Why is it a security bug if you can crash the kernel? a dead system cant be attacked any further. Sure its a denial of service, but that isnt a _security_ issue

BPF and security

Posted Oct 8, 2023 11:03 UTC (Sun) by mpr22 (subscriber, #60784) [Link] (1 responses)

A convenient denial of service mechanism is absolutely a security issue.

BPF and security

Posted Oct 10, 2023 13:37 UTC (Tue) by droundy (subscriber, #4559) [Link]

I'm not sure that "root can crash the kernel" is actually a security issue.

I think the crux is the sentence "CAP_BPF is meant to work like CAP_SYS_MODULE, which is the capability required to load a kernel module; that capability effectively gives permission to crash the kernel because malicious (or buggy) modules can do just that."

BPF and security

Posted Oct 8, 2023 12:37 UTC (Sun) by erwbgy (subscriber, #4104) [Link]

Security fundamentals are often considered to be Confidentiality, Integrity and Availability. Crashing the kernel would be considered an Availability security issue.

eBPF and security

Posted Oct 11, 2023 18:43 UTC (Wed) by DemiMarie (subscriber, #164188) [Link]

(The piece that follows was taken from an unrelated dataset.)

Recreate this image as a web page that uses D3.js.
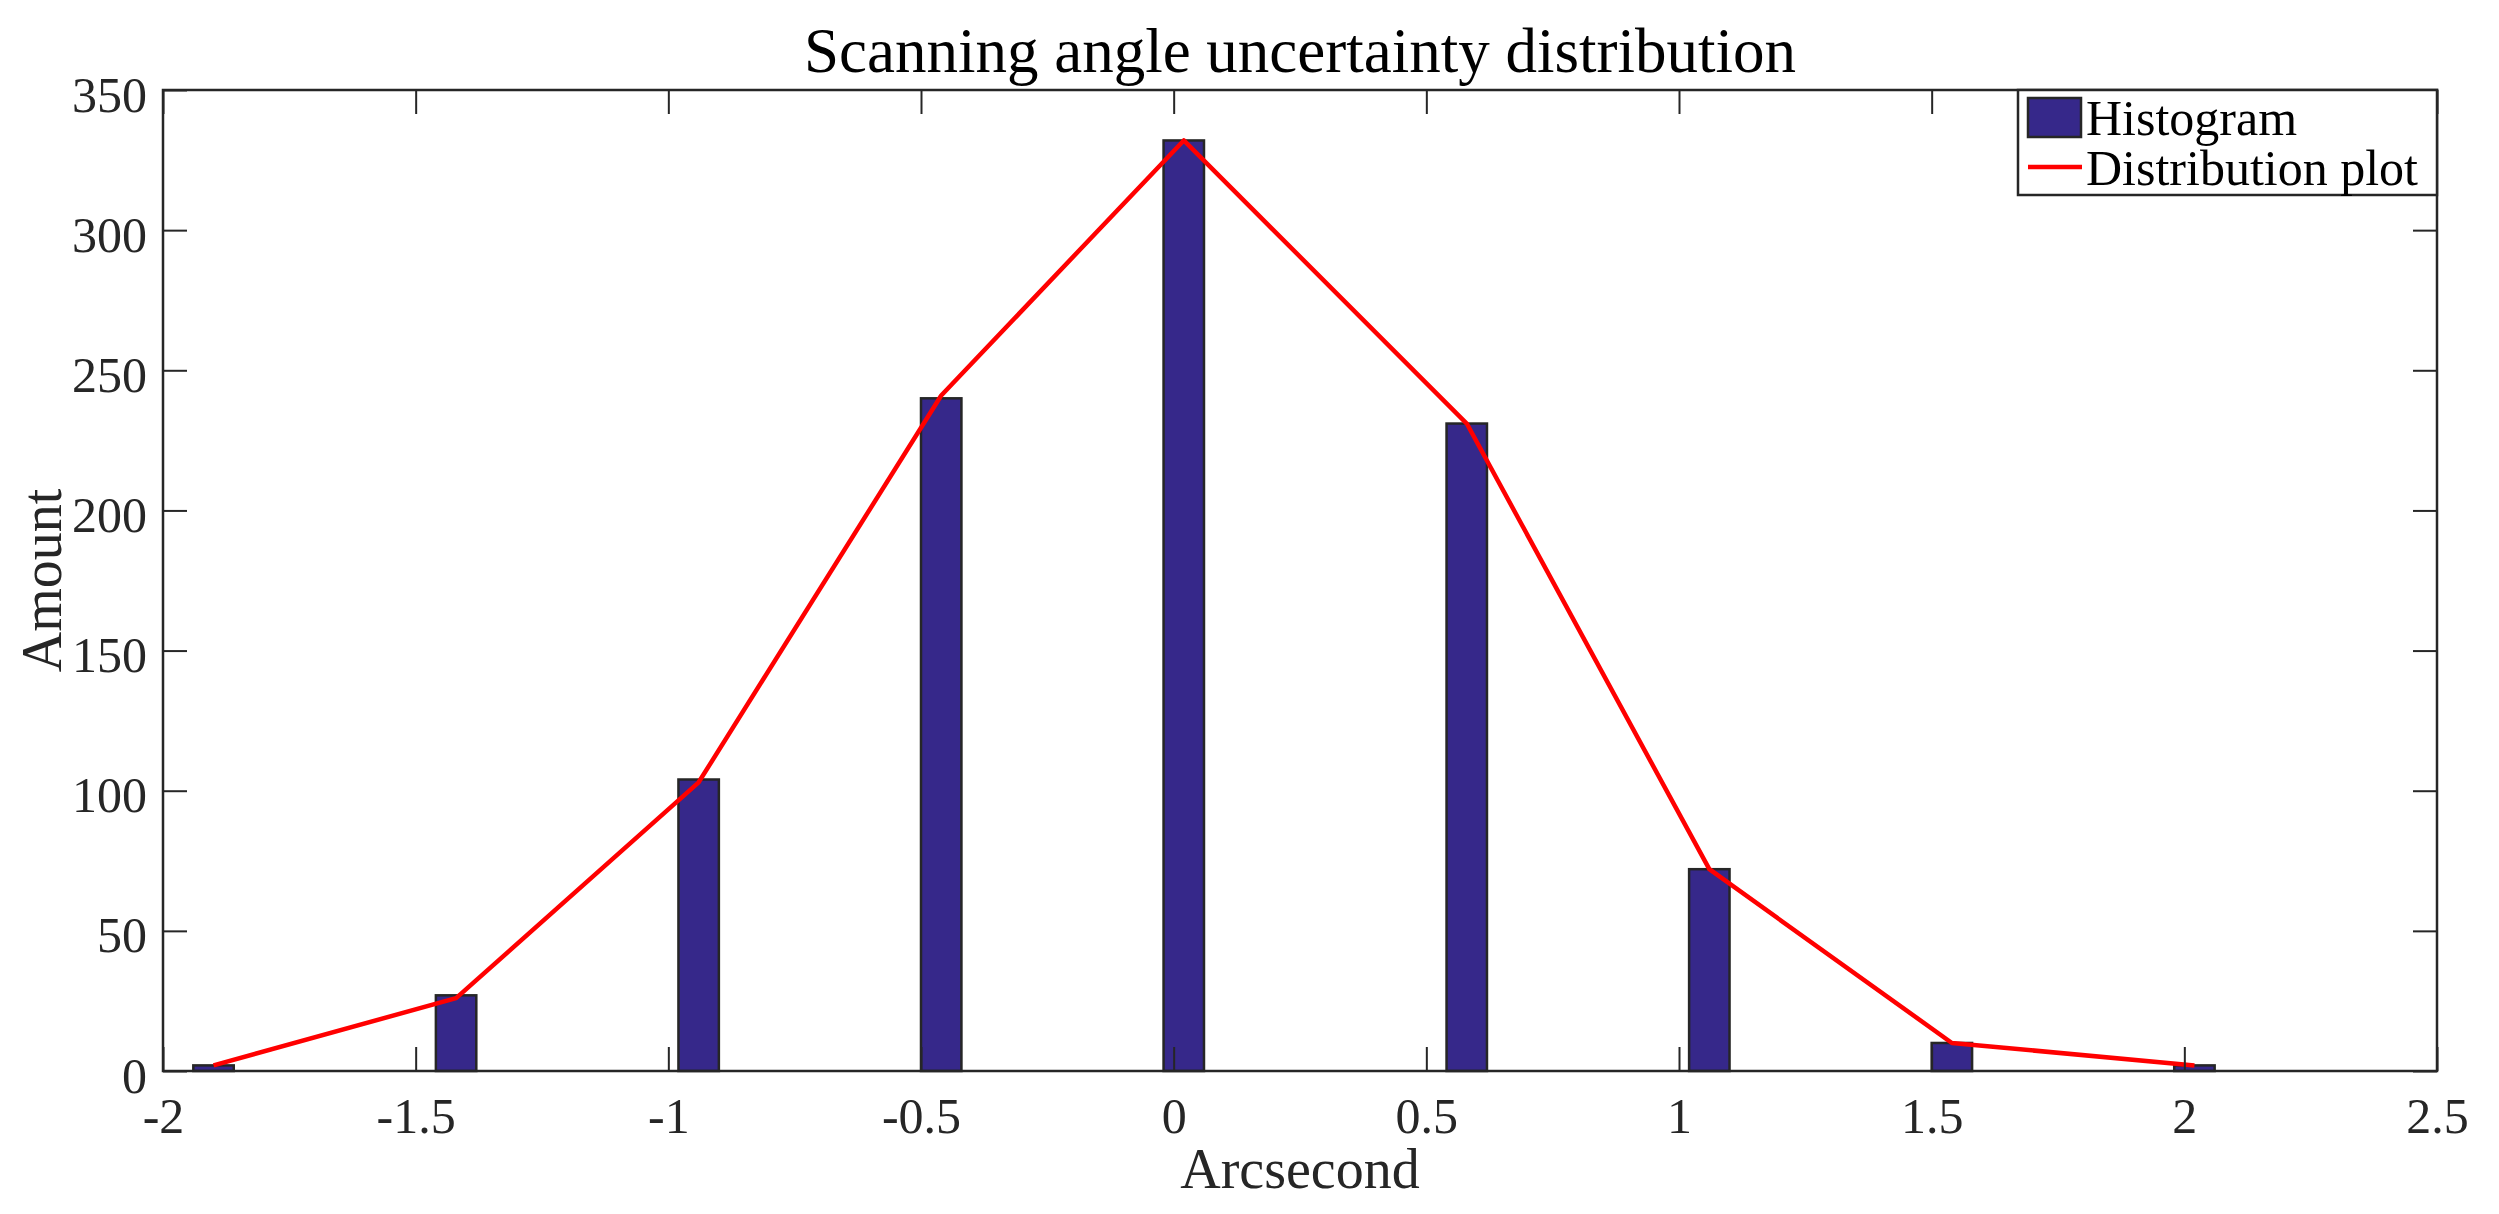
<!DOCTYPE html>
<html>
<head>
<meta charset="utf-8">
<script src="https://cdn.jsdelivr.net/npm/d3@7"></script>
<style>
  body { margin: 0; background: #fff; }
  svg { display: block; font-family: "Liberation Serif", "DejaVu Serif", serif; }
</style>
</head>
<body>
<div id="chart"></div>
<script>
// histogram bin centres (arcsecond) and counts
const binCenters = [-1.90, -1.42, -0.94, -0.46, 0.02, 0.58, 1.06, 1.54, 2.02];
const counts = [2, 27, 104, 240, 332, 231, 72, 10, 2];
// distribution plot values at the same centres
const distValues = [2, 26, 103, 241, 332, 231, 72, 10, 2];
const xTicks = [-2, -1.5, -1, -0.5, 0, 0.5, 1, 1.5, 2, 2.5];
const yTicks = [0, 50, 100, 150, 200, 250, 300, 350];
const binWidth = 0.08;

const W = 2499, H = 1214;
const plotL = 163, plotR = 2437, plotT = 90, plotB = 1071;
const ink = '#262626';

const svg = d3.select('#chart').append('svg')
  .attr('width', W)
  .attr('height', H);

svg.append('rect').attr('width', W).attr('height', H).attr('fill', '#fff');

const x = d3.scaleLinear().domain([-2, 2.5]).range([plotL, plotR]);
const y = d3.scaleLinear().domain([0, 350]).range([plotB, plotT]);

// bars
svg.append('g').selectAll('rect')
  .data(counts)
  .enter()
  .append('rect')
  .attr('x', (d, i) => x(binCenters[i] - binWidth / 2))
  .attr('y', d => y(d))
  .attr('width', (d, i) => x(binCenters[i] + binWidth / 2) - x(binCenters[i] - binWidth / 2))
  .attr('height', d => y(0) - y(d))
  .attr('fill', '#36288a')
  .attr('stroke', ink)
  .attr('stroke-width', 2.5);

// distribution line
const line = d3.line()
  .x((d, i) => x(binCenters[i]))
  .y(d => y(d));

svg.append('path')
  .datum(distValues)
  .attr('d', line)
  .attr('fill', 'none')
  .attr('stroke', '#ff0000')
  .attr('stroke-width', 4.5)
  .attr('stroke-linejoin', 'round');

// axes, ticks pointing inwards on all four sides
const fmt = d => String(d);
const tickLen = 24;

const xAxis = svg.append('g')
  .attr('transform', `translate(0,${plotB})`)
  .call(d3.axisBottom(x).tickValues(xTicks).tickFormat(fmt).tickSizeInner(-tickLen).tickSizeOuter(0));
xAxis.select('.domain').remove();
xAxis.selectAll('text').attr('y', 62).attr('dy', null)
  .style('font-size', '50px').attr('fill', ink)
  .style('font-family', '"Liberation Serif", serif');

const xAxisTop = svg.append('g')
  .attr('transform', `translate(0,${plotT})`)
  .call(d3.axisTop(x).tickValues(xTicks).tickSizeInner(-tickLen).tickSizeOuter(0));
xAxisTop.select('.domain').remove();
xAxisTop.selectAll('text').remove();

const yAxis = svg.append('g')
  .attr('transform', `translate(${plotL},0)`)
  .call(d3.axisLeft(y).tickValues(yTicks).tickFormat(fmt).tickSizeInner(-tickLen).tickSizeOuter(0));
yAxis.select('.domain').remove();
yAxis.selectAll('text').attr('x', -16).attr('dy', '0.42em')
  .style('font-size', '50px').attr('fill', ink)
  .style('font-family', '"Liberation Serif", serif');

const yAxisRight = svg.append('g')
  .attr('transform', `translate(${plotR},0)`)
  .call(d3.axisRight(y).tickValues(yTicks).tickSizeInner(-tickLen).tickSizeOuter(0));
yAxisRight.select('.domain').remove();
yAxisRight.selectAll('text').remove();

svg.selectAll('.tick line').attr('stroke', ink).attr('stroke-width', 2);

// frame
svg.append('rect')
  .attr('x', plotL).attr('y', plotT)
  .attr('width', plotR - plotL).attr('height', plotB - plotT)
  .attr('fill', 'none')
  .attr('stroke', ink)
  .attr('stroke-width', 2.5);

// title and labels
svg.append('text')
  .attr('x', (plotL + plotR) / 2)
  .attr('y', 72)
  .attr('text-anchor', 'middle')
  .style('font-size', '63px')
  .attr('fill', '#000')
  .text('Scanning angle uncertainty distribution');

svg.append('text')
  .attr('x', (plotL + plotR) / 2)
  .attr('y', 1188)
  .attr('text-anchor', 'middle')
  .style('font-size', '56px')
  .attr('fill', ink)
  .text('Arcsecond');

svg.append('text')
  .attr('transform', `translate(61,${(plotT + plotB) / 2}) rotate(-90)`)
  .attr('text-anchor', 'middle')
  .style('font-size', '56px')
  .attr('fill', ink)
  .text('Amount');

// legend
const legend = svg.append('g');
legend.append('rect')
  .attr('x', 2018).attr('y', plotT)
  .attr('width', plotR - 2018).attr('height', 105)
  .attr('fill', '#fff')
  .attr('stroke', ink)
  .attr('stroke-width', 2.5);
legend.append('rect')
  .attr('x', 2028).attr('y', 98)
  .attr('width', 53).attr('height', 39)
  .attr('fill', '#36288a')
  .attr('stroke', ink)
  .attr('stroke-width', 2.5);
legend.append('line')
  .attr('x1', 2028).attr('x2', 2082)
  .attr('y1', 167).attr('y2', 167)
  .attr('stroke', '#ff0000')
  .attr('stroke-width', 4.5);
legend.append('text')
  .attr('x', 2086).attr('y', 135)
  .style('font-size', '50px')
  .attr('fill', '#000')
  .text('Histogram');
legend.append('text')
  .attr('x', 2086).attr('y', 185)
  .style('font-size', '50px')
  .attr('fill', '#000')
  .text('Distribution plot');
</script>
</body>
</html>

I agree, especially since the impact of a verifier bug is much more likely to be arbitrary code execution or information leak, not just denial of service.

Either the eBPF verifier is a security boundary or it isn’t. If it is, then malicious eBPF programs exploiting the kernel is a security hole. If it is not, then lockdown should block in-kernel eBPF programs that cannot be authenticated by the kernel, just as it blocks loading of unsigned modules. Anything else is inconsistent and confusing.

(Classic BPF is unquestionably a security boundary, since it is used by seccomp-BPF which requires no privileges. That’s not what is being discussed here, though.)

BPF and security

Posted Jan 4, 2024 20:31 UTC (Thu) by stefanlasiewski (guest, #168916) [Link]

I'm a bit confused by these two statements:

> Uses of cBPF are unprivileged

> But other Spectre variants kept showing up, so it was eventually decided to add a configuration option to disable unprivileged BPF completely

Is this saying that on modern kernels, BPF requires privilege to be used, even though BPF itself doesn't use any privileges?